Richie saw before him, suddenly - a crossroad. He could follow the scent trail to some sewer catacombs to stare down the emissary of that titanic Void without the first clue what his strategy was - or he could just pick up the firewood he had chopped and collected and go home. Chikita had frozen the reservoir, and that bought precious time for Cuppy to complete his sewing research, and possibly find a way to siphon the liquid essence of nightmares out of what had once been their water supply.

No, more than that, he could go home to people who were expecting him to be back. Would they have followed him to the sewer to face down the darkness? That Void was heavy, he didn't want anyone else getting dragged in on his account. A faint scream echo in the recesses of his psyche almost registered, consciously, the knowledge that Luchesi had already been taken.

His mother had told him he would know what his goal and purpose was when he found them. Maybe that was Cuppy and Freyja. He only knew because, now that they had been added into the equation, suddenly the idea of dying became a lot more terrifying.

Besides. Leon told him there was nothing wrong with thinking things through and living to fight another day.

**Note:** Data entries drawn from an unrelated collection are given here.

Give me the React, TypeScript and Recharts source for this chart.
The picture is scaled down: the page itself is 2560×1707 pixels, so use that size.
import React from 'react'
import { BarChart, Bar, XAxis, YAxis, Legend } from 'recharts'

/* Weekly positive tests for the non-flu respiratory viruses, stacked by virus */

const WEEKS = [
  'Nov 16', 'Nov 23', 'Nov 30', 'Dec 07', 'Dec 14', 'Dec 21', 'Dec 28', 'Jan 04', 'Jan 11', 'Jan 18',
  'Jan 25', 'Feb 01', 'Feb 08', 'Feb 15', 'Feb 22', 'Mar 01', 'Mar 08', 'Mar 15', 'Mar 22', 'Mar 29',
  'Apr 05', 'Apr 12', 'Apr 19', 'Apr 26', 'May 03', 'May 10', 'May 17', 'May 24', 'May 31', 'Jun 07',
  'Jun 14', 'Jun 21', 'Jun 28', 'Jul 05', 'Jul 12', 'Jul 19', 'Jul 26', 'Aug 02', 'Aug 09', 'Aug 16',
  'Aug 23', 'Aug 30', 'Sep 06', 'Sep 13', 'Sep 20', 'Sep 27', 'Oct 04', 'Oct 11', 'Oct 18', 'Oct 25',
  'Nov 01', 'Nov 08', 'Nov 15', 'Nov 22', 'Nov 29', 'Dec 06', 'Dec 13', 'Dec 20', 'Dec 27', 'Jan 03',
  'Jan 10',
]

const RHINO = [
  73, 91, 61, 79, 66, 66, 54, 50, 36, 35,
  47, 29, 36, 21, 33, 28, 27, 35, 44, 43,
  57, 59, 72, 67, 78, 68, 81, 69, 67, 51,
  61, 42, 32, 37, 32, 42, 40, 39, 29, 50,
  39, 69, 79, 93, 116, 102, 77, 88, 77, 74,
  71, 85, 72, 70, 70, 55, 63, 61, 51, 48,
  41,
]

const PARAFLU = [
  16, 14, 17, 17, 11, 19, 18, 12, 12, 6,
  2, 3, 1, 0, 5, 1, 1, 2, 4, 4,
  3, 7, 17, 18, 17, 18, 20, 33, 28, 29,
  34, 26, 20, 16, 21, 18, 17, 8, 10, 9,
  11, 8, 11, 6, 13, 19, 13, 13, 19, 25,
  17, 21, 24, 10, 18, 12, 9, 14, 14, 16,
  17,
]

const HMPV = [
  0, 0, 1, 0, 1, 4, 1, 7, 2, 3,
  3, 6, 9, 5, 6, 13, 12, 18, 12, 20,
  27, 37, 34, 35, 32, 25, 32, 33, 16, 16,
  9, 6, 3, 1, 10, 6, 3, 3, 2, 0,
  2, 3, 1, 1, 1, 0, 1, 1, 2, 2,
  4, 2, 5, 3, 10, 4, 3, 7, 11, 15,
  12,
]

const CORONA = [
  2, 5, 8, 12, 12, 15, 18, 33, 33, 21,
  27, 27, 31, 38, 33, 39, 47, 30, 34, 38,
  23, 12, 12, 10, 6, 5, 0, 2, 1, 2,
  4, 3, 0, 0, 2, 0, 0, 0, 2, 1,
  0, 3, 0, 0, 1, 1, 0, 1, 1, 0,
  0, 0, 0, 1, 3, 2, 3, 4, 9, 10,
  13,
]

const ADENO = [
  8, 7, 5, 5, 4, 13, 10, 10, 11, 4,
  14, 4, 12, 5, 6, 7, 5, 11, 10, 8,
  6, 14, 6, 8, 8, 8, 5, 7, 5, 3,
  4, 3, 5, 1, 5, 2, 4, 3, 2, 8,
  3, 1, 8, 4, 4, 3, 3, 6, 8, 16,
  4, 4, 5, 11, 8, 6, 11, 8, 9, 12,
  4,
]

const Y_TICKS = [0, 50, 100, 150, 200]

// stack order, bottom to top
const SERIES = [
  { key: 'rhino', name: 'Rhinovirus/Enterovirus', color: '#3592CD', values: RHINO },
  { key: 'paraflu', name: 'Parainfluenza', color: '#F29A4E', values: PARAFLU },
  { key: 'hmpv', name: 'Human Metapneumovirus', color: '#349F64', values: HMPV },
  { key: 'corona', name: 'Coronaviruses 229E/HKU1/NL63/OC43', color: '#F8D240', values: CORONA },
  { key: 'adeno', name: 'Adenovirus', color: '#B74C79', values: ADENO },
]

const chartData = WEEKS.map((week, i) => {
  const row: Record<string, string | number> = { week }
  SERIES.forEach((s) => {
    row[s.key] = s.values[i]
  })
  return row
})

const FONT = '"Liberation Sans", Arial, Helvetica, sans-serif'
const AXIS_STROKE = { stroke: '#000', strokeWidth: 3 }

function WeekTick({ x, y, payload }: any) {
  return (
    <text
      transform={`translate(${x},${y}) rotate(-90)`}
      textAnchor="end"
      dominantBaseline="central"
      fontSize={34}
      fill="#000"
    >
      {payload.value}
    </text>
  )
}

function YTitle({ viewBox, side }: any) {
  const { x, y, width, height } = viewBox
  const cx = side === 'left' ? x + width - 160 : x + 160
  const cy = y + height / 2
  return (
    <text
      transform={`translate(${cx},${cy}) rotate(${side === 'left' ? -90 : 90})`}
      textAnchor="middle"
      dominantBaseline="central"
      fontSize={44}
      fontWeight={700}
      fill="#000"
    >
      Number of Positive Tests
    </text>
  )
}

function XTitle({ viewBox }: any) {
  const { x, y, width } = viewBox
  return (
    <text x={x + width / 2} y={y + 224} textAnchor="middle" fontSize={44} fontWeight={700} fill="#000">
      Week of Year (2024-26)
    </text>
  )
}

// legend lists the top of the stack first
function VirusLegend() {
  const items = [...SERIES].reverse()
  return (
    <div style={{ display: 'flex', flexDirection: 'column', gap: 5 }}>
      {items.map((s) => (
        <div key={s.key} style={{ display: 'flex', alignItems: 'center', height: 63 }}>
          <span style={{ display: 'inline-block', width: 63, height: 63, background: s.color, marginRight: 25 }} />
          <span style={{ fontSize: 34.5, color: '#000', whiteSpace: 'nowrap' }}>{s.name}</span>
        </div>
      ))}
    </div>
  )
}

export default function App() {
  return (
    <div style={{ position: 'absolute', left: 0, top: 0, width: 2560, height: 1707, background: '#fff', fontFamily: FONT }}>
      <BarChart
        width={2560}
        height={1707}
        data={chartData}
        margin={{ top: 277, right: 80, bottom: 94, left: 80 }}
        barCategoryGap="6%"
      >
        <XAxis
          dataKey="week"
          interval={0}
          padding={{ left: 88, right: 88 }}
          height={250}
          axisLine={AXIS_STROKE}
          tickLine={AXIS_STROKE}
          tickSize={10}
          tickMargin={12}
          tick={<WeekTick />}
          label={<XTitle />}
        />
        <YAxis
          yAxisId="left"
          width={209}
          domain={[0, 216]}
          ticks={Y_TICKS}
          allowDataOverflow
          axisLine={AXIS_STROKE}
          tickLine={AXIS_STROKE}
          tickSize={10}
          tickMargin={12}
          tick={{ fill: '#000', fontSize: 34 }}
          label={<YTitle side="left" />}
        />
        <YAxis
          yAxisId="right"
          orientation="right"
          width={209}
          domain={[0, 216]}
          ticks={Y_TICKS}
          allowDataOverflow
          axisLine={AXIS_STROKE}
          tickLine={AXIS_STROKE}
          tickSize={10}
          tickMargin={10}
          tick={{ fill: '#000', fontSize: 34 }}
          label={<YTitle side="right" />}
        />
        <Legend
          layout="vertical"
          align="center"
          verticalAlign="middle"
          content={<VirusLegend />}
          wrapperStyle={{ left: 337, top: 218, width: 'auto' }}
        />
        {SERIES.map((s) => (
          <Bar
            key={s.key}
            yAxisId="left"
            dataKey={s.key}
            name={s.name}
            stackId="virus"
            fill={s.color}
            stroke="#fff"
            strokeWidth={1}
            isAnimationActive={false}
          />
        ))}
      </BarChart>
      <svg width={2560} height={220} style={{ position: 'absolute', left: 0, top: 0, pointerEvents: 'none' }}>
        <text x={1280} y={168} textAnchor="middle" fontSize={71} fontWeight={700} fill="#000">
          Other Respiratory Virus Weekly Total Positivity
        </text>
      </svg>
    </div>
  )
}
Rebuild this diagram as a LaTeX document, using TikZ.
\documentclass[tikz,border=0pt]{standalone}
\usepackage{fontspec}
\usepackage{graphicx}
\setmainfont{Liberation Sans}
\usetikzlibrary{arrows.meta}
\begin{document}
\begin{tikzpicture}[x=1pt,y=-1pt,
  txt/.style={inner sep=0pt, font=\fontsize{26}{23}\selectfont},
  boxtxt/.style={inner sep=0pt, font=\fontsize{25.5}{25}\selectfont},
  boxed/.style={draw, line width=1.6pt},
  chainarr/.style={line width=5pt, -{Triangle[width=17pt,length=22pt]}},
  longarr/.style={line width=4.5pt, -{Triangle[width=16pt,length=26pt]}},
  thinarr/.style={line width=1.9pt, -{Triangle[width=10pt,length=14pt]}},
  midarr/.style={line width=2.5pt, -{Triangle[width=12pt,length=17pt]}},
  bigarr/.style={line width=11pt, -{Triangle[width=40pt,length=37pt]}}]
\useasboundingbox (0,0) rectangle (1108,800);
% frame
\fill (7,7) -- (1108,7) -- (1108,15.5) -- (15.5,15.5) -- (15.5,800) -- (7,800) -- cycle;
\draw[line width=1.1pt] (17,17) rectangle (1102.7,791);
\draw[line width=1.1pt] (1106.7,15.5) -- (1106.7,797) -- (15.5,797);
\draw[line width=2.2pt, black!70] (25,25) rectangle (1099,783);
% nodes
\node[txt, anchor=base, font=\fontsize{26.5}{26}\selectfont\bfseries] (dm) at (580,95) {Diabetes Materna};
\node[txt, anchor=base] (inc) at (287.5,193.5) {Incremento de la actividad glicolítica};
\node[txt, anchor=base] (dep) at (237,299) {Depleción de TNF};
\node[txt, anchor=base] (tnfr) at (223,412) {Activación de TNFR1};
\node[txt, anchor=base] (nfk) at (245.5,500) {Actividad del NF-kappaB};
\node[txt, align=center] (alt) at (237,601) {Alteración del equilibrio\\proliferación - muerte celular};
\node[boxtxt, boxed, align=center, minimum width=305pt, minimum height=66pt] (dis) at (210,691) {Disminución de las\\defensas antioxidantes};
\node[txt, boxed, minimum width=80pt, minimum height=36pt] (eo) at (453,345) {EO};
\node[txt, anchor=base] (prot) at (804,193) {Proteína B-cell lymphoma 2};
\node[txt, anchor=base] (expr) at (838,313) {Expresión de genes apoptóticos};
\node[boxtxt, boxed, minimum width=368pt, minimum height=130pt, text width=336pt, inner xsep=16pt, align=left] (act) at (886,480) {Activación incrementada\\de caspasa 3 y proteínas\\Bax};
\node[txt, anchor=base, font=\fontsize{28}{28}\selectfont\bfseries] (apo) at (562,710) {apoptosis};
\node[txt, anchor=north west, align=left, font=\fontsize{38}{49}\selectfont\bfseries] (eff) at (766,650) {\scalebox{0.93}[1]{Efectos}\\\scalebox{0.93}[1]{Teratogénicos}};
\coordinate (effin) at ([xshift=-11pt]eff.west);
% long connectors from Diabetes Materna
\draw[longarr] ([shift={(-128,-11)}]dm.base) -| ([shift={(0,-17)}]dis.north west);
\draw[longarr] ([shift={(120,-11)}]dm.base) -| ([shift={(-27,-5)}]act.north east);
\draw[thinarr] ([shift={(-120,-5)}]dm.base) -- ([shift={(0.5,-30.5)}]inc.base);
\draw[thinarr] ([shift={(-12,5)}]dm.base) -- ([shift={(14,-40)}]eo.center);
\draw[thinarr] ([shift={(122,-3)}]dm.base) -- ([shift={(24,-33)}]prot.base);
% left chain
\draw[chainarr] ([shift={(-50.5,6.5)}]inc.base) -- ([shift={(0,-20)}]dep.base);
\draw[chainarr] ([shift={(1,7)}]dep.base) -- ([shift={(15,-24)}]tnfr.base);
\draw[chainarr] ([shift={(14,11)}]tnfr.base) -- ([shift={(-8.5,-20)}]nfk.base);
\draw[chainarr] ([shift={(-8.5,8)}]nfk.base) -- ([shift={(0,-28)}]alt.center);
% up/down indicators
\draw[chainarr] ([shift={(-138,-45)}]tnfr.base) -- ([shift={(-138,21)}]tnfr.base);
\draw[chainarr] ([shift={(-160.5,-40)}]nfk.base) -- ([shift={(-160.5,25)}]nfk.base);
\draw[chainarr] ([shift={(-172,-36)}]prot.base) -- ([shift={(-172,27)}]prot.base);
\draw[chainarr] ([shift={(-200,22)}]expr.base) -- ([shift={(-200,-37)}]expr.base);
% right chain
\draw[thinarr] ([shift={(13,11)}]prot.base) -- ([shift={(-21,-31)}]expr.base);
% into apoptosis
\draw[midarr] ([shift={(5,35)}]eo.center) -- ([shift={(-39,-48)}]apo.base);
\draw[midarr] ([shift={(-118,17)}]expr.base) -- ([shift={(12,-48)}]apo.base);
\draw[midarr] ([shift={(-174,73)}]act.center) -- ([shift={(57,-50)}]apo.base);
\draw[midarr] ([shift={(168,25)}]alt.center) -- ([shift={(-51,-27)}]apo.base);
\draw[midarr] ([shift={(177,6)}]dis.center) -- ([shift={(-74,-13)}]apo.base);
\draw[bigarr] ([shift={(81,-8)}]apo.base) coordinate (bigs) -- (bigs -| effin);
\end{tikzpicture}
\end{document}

"Who the fuck is Leon?" Richie asked himself, scratching his head.

Oh well.

He bundled his firewood and began walking home as the enticed, eager azure light of his dragons flickered and died.

A light, warm drizzle falling through the treetops kept him company on the way back. His ears were hyper-sensitive and attuned to the sound of each drip striking the leaves, like the drumbeat of some song the forest was playing only for him. He looked up and thought he saw a coiling tunnel of compressed ivy under the lip of a fallen log, and a rain forest garden sprawling with marble on the other end of it. His neck ached. He winced, clutching the back of his neck where the pommel of Chikita's blade had dug into his vertebrae, and screwed up his eyes, closing them.

When he opened them again, the tunnel - and the rain - were both gone.